One of those places is Adashino Nenbutsuji Temple, in the northern areas of Arashiyama. It’s not that far from the bamboo grove, but most people skip it, despite the nice walk down some beautiful streets, with their traditional Meiji-era machiya homes and shops (and no power lines).  This temple is famous for the 8000 Buddhist statues that line the grounds here, in memory of those who have no one to look after their graves (similar to the large mound at Okunoin, in Koyasan).

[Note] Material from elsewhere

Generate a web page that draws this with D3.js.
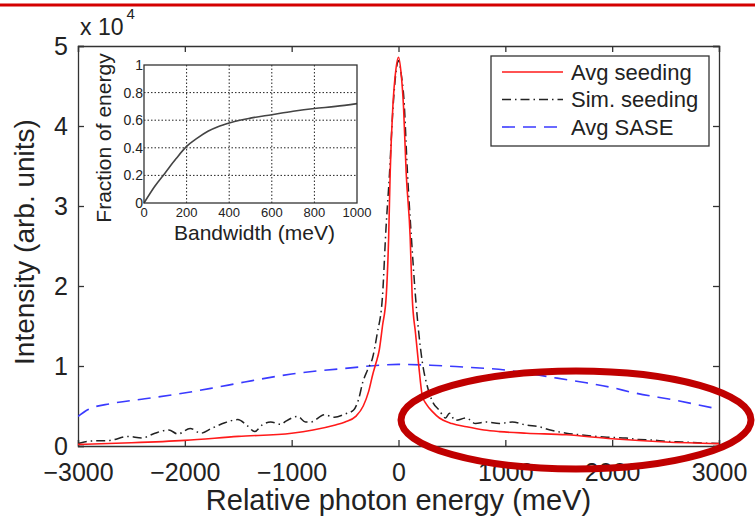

This cemetery is old. Around 1300 years ago this area was used as a cemetery, where the dead were buried. However, corpses were also abandoned here, without a proper burial. Eventually in 811 Kobo Daishi (774-835) instructed that all the bones be collected and buried, and had a temple erected here. Centuries later, the monk Honen (1133-1212) had a dojo built so prayers (Nenbutsu) could be said to ease the souls of the dead. People continued to bury their dead here, marking the graves with small statues and stele, and it became a vast burial ground. In late August (the 23rd and 24th) thousands of candles are lit and prayers are said for the dead. It’s something I’ve always wanted to see, but I always seem to be out of the country at that time of year (and will be so again this year). Eventually I’ll make it out there to see it.

If you are out in this area, it’s worth walking an extra five minutes north to my favourite place in all of Kyoto: Otagi Nenbutsuji Temple. Now, this temple has had an unfortunate history (fires, typhoons, etc) and it was eventually rebuilt in this area in the early 20th century.

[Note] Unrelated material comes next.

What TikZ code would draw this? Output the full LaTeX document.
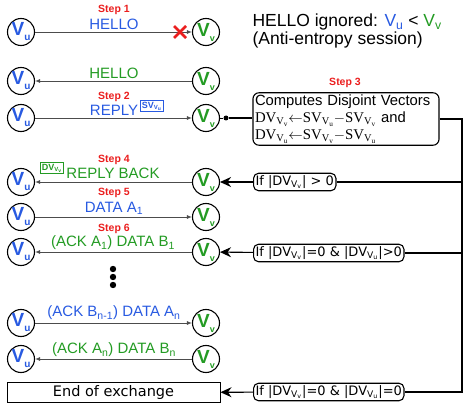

Later, in the early 1980s, the head priest there taught local people how to carve rakan (enlightened disciples of Buddha) statues and encouraged them to personalise them, which many did. While there are not as many statues as Adashino (only 1200 here), they are much more interesting to see.

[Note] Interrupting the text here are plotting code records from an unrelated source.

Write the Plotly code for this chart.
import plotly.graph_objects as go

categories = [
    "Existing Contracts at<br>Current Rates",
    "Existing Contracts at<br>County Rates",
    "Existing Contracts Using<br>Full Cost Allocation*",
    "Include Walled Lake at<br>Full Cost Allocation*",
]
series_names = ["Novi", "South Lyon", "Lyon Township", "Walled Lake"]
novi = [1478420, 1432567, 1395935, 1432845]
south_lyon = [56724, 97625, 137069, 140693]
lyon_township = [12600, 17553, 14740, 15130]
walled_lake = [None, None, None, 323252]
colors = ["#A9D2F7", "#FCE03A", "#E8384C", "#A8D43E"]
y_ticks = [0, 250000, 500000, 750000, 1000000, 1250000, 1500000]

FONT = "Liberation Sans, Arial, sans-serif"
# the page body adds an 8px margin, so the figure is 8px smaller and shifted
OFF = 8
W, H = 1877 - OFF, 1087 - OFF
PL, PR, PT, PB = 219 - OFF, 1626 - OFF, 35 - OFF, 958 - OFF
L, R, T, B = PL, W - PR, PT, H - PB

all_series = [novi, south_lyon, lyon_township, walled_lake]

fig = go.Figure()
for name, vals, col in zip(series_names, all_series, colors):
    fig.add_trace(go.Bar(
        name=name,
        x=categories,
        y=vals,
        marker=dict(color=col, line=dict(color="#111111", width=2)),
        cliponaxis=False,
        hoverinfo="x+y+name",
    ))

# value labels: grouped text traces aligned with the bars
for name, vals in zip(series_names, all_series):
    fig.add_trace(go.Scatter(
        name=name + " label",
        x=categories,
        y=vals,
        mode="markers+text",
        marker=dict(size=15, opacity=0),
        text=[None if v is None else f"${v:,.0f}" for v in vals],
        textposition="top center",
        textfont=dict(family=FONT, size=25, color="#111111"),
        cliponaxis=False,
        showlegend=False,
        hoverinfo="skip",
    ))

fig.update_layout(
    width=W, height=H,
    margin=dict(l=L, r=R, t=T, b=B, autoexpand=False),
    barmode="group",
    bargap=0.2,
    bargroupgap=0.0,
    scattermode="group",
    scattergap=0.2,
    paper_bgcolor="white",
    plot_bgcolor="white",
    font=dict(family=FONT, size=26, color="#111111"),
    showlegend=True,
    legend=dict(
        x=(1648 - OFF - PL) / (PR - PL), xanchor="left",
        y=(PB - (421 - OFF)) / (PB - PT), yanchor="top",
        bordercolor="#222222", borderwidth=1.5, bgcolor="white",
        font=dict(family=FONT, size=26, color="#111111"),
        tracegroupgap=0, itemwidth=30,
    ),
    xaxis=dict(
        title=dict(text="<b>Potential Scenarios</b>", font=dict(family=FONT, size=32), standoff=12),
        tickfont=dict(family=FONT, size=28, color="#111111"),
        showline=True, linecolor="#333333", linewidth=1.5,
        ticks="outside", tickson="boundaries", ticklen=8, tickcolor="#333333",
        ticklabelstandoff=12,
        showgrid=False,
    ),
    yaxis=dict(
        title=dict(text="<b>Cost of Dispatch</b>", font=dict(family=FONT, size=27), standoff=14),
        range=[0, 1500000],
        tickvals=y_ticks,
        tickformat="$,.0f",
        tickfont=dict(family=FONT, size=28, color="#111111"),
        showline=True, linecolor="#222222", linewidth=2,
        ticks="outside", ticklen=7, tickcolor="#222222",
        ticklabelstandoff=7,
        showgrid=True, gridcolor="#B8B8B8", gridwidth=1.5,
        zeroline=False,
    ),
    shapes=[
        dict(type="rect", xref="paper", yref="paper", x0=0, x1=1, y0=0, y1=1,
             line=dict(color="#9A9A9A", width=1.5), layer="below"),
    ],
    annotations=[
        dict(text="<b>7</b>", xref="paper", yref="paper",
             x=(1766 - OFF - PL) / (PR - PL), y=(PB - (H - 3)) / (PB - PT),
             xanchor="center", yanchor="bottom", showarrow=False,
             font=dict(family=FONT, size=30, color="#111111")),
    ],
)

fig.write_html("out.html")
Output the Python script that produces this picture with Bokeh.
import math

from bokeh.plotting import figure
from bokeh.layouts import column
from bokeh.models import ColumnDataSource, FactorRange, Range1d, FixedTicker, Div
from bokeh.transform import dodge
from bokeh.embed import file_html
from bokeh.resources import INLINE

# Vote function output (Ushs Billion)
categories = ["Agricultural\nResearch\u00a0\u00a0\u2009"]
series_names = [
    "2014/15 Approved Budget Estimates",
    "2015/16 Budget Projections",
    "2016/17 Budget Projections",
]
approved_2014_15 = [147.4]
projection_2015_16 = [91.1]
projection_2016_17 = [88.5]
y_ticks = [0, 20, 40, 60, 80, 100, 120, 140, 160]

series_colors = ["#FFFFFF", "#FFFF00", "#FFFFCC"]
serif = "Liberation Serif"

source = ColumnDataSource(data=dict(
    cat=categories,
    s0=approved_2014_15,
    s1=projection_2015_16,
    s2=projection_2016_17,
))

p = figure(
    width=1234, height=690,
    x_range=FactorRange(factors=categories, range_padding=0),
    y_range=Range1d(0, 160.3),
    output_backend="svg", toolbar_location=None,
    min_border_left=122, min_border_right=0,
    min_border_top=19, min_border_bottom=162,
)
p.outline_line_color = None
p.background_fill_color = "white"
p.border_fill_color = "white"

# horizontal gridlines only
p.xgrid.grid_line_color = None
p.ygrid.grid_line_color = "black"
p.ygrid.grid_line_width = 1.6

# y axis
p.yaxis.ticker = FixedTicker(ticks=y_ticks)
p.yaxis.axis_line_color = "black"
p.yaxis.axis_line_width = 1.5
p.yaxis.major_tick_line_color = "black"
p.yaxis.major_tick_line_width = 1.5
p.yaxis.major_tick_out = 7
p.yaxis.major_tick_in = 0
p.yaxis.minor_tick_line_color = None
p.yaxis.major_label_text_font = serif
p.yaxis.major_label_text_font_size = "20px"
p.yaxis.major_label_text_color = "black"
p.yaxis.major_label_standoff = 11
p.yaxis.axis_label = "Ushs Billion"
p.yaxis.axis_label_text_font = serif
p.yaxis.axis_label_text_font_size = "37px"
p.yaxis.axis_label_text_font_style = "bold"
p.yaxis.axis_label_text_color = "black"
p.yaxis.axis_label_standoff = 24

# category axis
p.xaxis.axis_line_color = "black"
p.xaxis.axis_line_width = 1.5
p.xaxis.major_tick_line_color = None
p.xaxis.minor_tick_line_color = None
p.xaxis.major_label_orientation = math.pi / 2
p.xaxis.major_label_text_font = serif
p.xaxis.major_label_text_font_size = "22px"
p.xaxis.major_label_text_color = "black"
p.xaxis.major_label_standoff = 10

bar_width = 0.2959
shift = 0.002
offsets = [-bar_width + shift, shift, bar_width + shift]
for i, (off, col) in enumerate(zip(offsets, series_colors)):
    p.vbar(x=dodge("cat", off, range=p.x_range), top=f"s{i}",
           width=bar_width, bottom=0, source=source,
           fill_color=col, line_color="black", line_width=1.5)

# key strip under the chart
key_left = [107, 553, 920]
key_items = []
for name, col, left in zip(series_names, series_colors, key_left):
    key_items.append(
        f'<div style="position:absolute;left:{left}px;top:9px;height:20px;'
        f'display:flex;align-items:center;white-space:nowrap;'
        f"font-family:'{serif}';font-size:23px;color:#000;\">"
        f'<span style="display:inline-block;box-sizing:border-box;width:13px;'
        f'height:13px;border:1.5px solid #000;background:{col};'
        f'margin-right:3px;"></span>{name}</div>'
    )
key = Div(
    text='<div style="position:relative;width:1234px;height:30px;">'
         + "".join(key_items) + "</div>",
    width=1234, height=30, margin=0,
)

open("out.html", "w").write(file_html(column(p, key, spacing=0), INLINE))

This is a small place, but you can spend quite a long time looking at each of the small statues for all their quirks: the tennis player, the one with a Sony walkman, the photographer, the drinking buddies, etc. It’s in a quiet shady location, far from the hubbub of Arashiyama, and you’ll have a fun time looking at al the mossy little statues.

Monuments: For Adashino, it’s not really about any individual monument, but the sheer number of them here (over 8000). For Otagi, it’s all about the quirky personalities.

Grounds: Both sites are on hillsides, which means slopes and stairs. It’s not a problem for most people, but may be if you have mobility issues.

Visitors: Adashino had a few small groups visiting when I was there, Otagi had even less (although that was the busiest I had ever seen it). I think the only time it gets crowded here are during special events.

Notes: Bring your camera, especially for Otagi Nenbutsuji. Light can be patchy due to the tall trees in the area.


Site: Adashino Nenbutsuji Temple and Otagi Nenbutsuji Temple

Established: Adashino (811), Otagi (

Location: 17 Adashino-cho, Sagatoriimoto, Ukyo-ku (右京区嵯峨鳥居本化野町17). It’s about a 40-minute walk from Arashiyama station, but it’s easy to find and the route is along some very picturesque streets. Alternatively you can take bus 72 or 74 from Kyoto station and get off at Toriimoto stop, about a 5-minute walk away.

Hours: 09:30-16:30 March to December, until 15:30 January and February. Fee is 500 yen. Otagi Nenbutsuji is open until 17:00 and the entrance fee is 300 yen.